** EXERCISE PROMPT **
Copy verbatim the material from its first line to the line that holds "from bokeh.resources import INLINE", including that line.

** RECORDED DATA **
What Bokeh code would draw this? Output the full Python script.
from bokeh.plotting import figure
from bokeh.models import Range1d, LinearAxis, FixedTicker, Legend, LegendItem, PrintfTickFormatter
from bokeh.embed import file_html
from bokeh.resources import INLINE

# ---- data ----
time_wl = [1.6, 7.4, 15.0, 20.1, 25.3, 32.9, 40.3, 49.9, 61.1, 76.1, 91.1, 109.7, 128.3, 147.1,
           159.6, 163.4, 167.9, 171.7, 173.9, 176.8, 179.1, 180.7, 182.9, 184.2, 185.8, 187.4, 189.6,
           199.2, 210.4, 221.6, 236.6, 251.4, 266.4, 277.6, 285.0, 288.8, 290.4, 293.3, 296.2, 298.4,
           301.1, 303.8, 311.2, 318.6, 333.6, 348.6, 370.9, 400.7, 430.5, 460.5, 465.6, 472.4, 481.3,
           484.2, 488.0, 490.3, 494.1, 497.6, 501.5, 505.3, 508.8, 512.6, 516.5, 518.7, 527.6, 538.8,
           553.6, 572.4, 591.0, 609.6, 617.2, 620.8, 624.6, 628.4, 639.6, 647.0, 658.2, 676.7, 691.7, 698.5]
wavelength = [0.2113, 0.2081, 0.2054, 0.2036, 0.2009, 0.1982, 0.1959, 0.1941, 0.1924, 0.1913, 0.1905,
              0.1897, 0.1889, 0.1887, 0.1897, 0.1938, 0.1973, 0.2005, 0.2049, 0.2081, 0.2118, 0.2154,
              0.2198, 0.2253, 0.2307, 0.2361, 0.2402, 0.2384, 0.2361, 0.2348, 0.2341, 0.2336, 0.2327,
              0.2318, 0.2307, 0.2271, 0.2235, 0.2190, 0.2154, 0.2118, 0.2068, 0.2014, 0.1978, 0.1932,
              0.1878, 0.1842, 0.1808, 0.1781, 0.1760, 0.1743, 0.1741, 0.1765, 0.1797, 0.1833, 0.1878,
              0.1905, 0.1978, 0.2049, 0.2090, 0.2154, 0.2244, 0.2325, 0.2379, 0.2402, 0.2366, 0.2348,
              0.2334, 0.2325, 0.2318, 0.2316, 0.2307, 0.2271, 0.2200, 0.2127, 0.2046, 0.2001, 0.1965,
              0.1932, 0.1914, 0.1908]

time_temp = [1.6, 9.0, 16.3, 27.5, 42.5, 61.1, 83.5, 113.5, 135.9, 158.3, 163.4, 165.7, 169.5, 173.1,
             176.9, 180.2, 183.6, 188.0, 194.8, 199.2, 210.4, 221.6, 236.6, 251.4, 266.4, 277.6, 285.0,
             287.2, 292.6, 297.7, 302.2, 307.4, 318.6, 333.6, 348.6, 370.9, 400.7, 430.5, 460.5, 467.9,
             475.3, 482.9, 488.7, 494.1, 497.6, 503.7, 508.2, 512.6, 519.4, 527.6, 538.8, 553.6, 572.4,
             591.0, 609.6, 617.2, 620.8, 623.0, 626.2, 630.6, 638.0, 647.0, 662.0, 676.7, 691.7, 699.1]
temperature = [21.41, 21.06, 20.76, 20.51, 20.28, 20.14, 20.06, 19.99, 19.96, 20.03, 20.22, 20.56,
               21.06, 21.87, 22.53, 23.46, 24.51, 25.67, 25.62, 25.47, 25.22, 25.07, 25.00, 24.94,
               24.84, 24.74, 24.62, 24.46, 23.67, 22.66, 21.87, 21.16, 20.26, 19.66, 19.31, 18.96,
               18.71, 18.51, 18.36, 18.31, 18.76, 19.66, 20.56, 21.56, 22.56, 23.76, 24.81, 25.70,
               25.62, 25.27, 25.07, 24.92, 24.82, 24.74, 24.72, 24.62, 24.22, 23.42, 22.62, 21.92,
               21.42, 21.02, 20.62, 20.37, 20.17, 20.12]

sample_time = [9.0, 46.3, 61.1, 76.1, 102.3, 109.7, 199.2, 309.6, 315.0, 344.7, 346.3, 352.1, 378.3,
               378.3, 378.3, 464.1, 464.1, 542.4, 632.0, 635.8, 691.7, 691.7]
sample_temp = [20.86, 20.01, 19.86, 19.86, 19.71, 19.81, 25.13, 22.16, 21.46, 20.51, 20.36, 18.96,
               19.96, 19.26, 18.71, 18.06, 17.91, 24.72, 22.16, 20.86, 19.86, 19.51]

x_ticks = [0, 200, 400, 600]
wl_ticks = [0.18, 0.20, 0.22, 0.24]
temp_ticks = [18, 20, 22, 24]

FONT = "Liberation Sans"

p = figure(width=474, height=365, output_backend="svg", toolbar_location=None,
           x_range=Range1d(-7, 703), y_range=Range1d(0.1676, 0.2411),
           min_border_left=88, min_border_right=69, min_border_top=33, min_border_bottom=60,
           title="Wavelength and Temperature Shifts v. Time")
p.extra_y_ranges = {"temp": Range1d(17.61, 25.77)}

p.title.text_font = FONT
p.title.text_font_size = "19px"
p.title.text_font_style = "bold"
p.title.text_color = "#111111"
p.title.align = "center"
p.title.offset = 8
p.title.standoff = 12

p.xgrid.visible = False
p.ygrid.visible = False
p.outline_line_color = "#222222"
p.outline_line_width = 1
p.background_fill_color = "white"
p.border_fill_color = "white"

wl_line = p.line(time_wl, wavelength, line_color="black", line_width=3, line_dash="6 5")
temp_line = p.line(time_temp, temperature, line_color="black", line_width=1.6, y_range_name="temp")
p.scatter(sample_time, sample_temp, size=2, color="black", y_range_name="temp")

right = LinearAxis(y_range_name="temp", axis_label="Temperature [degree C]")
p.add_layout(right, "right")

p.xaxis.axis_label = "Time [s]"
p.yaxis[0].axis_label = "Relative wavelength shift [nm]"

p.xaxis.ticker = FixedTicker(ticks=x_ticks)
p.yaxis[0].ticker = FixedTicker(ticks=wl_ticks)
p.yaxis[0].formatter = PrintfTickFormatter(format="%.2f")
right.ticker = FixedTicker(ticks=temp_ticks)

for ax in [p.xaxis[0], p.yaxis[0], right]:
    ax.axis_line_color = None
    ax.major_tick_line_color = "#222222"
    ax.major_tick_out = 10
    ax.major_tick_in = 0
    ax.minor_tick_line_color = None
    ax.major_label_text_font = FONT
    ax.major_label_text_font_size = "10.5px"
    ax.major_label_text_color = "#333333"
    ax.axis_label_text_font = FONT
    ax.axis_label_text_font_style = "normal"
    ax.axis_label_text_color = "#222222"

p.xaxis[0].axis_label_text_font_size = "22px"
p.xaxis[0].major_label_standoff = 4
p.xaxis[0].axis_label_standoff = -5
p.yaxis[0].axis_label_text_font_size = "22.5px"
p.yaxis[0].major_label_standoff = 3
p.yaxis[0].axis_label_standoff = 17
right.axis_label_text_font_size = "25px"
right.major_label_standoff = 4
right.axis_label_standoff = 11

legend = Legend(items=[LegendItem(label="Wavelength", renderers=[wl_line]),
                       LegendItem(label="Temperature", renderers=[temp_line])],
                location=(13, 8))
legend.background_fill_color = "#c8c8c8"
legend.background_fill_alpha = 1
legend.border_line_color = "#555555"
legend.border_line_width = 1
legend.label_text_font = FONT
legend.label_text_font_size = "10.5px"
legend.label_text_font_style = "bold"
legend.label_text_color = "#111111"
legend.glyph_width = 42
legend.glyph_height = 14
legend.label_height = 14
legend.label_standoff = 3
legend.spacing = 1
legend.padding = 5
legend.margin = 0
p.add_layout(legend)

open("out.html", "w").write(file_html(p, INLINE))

** ANSWER TO THIS EXERCISE **
What Bokeh code would draw this? Output the full Python script.
from bokeh.plotting import figure
from bokeh.models import Range1d, LinearAxis, FixedTicker, Legend, LegendItem, PrintfTickFormatter
from bokeh.embed import file_html
from bokeh.resources import INLINE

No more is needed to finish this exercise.